**Task data:**
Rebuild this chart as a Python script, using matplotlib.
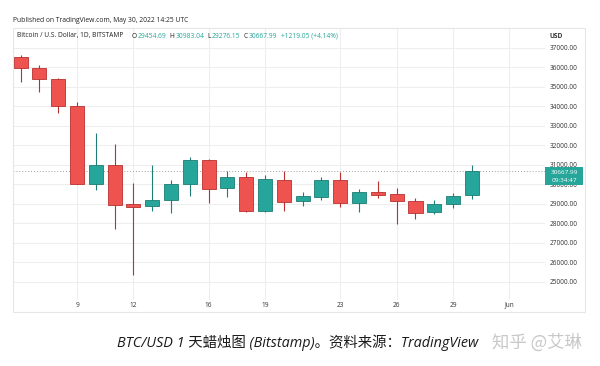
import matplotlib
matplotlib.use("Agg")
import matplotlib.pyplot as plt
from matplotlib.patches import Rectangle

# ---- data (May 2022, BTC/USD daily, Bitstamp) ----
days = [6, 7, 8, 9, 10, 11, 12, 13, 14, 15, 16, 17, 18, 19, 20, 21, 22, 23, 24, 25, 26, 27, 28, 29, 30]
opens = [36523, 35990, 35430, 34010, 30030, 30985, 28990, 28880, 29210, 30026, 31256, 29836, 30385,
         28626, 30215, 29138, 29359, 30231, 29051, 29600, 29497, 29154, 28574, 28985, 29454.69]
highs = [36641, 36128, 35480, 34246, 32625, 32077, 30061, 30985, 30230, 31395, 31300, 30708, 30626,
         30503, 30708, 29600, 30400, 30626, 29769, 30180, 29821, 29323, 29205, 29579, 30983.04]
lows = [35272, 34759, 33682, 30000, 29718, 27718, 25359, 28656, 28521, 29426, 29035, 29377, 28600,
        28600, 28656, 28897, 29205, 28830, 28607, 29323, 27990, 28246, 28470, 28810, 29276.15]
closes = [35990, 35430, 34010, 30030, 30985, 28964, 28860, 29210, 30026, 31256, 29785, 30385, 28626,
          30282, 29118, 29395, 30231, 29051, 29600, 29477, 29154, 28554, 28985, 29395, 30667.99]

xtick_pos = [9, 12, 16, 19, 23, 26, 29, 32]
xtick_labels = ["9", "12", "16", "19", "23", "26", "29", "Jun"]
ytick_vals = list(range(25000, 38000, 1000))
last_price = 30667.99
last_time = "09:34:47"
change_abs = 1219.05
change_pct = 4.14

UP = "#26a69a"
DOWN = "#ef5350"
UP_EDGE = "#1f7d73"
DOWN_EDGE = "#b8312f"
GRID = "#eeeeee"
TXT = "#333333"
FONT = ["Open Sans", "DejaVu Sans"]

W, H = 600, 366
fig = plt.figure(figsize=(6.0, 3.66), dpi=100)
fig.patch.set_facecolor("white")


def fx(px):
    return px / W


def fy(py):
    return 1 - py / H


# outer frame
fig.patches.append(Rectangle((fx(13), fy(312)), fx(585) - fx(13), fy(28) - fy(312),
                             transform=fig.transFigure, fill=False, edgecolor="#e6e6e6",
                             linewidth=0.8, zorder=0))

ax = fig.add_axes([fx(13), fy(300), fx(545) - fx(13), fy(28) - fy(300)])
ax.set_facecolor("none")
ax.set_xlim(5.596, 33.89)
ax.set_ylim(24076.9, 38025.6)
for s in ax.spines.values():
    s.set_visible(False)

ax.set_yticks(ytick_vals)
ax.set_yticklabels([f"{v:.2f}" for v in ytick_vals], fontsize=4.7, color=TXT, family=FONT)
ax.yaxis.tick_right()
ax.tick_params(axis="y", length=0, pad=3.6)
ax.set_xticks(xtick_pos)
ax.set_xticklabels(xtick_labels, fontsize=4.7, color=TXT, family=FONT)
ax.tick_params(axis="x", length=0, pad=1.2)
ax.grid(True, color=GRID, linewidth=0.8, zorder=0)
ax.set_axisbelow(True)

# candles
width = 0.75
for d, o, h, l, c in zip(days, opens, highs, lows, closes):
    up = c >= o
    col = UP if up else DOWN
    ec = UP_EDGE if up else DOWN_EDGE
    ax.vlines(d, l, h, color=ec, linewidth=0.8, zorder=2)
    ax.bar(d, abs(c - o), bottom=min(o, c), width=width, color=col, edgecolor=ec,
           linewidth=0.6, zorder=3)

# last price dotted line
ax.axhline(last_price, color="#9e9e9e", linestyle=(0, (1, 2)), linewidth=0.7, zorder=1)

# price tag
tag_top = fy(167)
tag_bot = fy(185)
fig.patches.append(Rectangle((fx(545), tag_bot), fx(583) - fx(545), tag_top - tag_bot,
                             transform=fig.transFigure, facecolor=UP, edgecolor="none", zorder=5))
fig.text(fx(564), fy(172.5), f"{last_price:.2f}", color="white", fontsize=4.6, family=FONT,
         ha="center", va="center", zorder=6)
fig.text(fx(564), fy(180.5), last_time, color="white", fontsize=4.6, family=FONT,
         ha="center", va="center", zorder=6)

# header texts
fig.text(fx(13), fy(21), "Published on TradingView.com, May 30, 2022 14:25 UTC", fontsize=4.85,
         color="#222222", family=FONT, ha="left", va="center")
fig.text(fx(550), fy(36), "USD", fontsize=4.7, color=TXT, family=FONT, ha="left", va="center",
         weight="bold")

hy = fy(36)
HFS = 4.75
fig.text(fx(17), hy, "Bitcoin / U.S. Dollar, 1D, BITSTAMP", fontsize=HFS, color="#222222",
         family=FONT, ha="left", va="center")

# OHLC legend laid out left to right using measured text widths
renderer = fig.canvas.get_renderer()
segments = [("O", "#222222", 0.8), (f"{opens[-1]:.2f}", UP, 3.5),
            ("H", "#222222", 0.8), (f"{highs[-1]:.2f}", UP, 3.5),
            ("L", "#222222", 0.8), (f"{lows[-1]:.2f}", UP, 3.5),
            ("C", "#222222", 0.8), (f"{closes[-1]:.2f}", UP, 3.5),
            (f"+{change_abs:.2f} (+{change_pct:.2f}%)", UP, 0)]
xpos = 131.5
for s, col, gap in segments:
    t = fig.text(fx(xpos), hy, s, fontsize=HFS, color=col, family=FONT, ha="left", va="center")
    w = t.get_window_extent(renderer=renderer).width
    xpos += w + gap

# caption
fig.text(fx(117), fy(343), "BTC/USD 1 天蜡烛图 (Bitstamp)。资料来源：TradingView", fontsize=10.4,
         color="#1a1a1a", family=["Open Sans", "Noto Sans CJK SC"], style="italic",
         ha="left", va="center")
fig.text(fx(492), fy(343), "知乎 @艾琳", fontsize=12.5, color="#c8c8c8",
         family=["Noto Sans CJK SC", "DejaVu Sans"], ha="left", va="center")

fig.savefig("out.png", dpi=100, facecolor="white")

--

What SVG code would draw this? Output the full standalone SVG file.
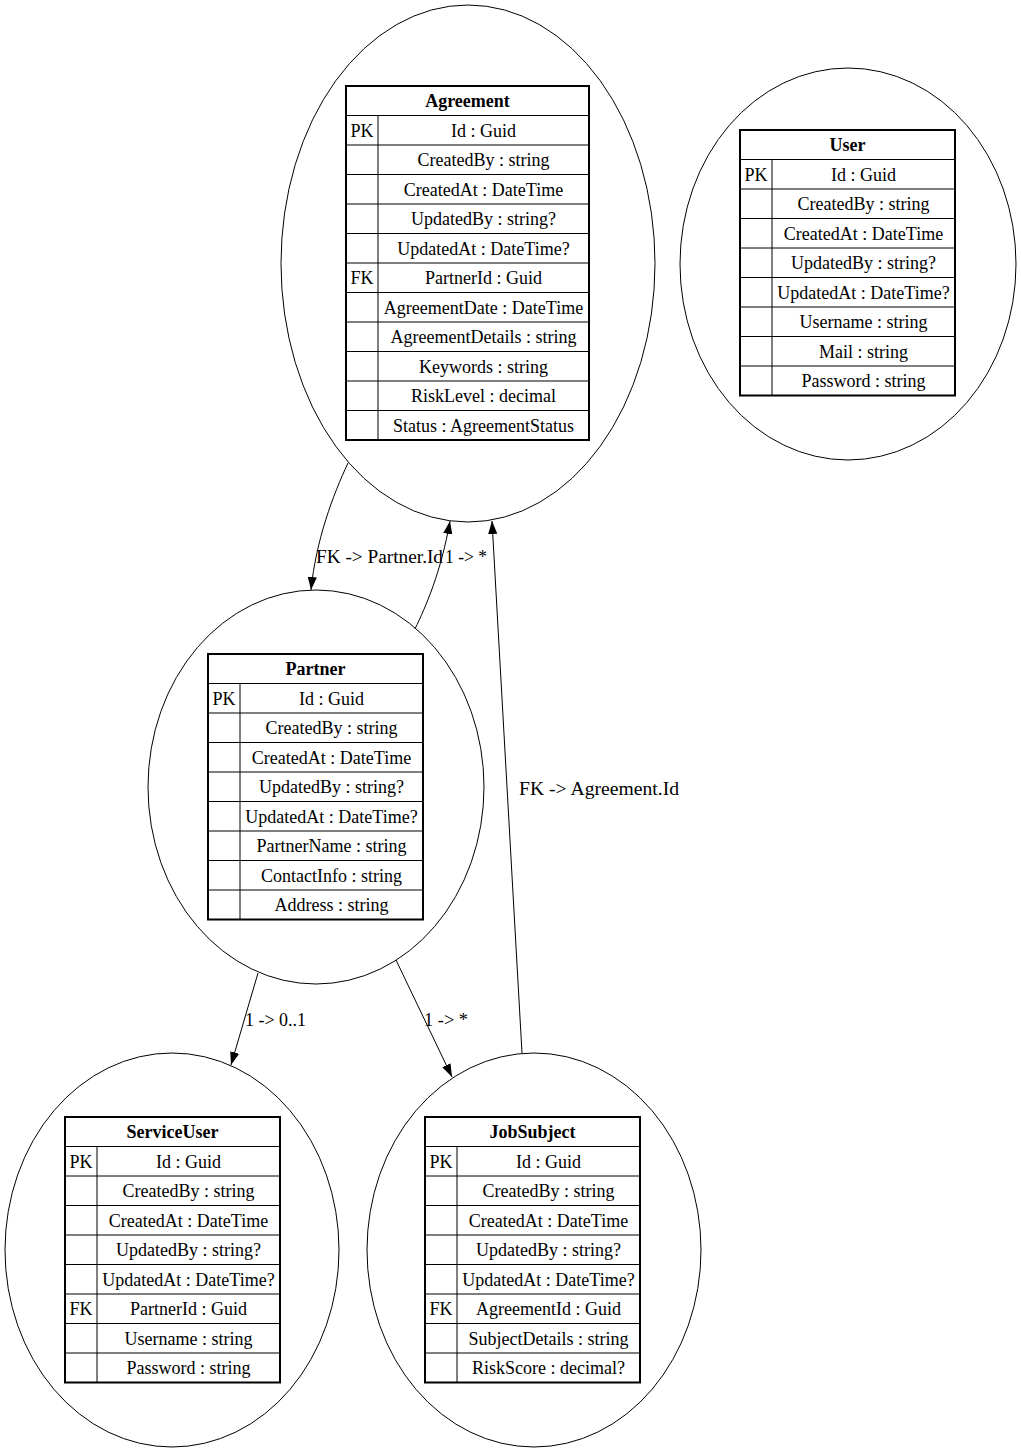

**Task to complete:** Select the lines that carry the string "using" and copy them.

**Worked solution:**
Rebuild this chart as a Python script, using matplotlib.
# OHLC legend laid out left to right using measured text widths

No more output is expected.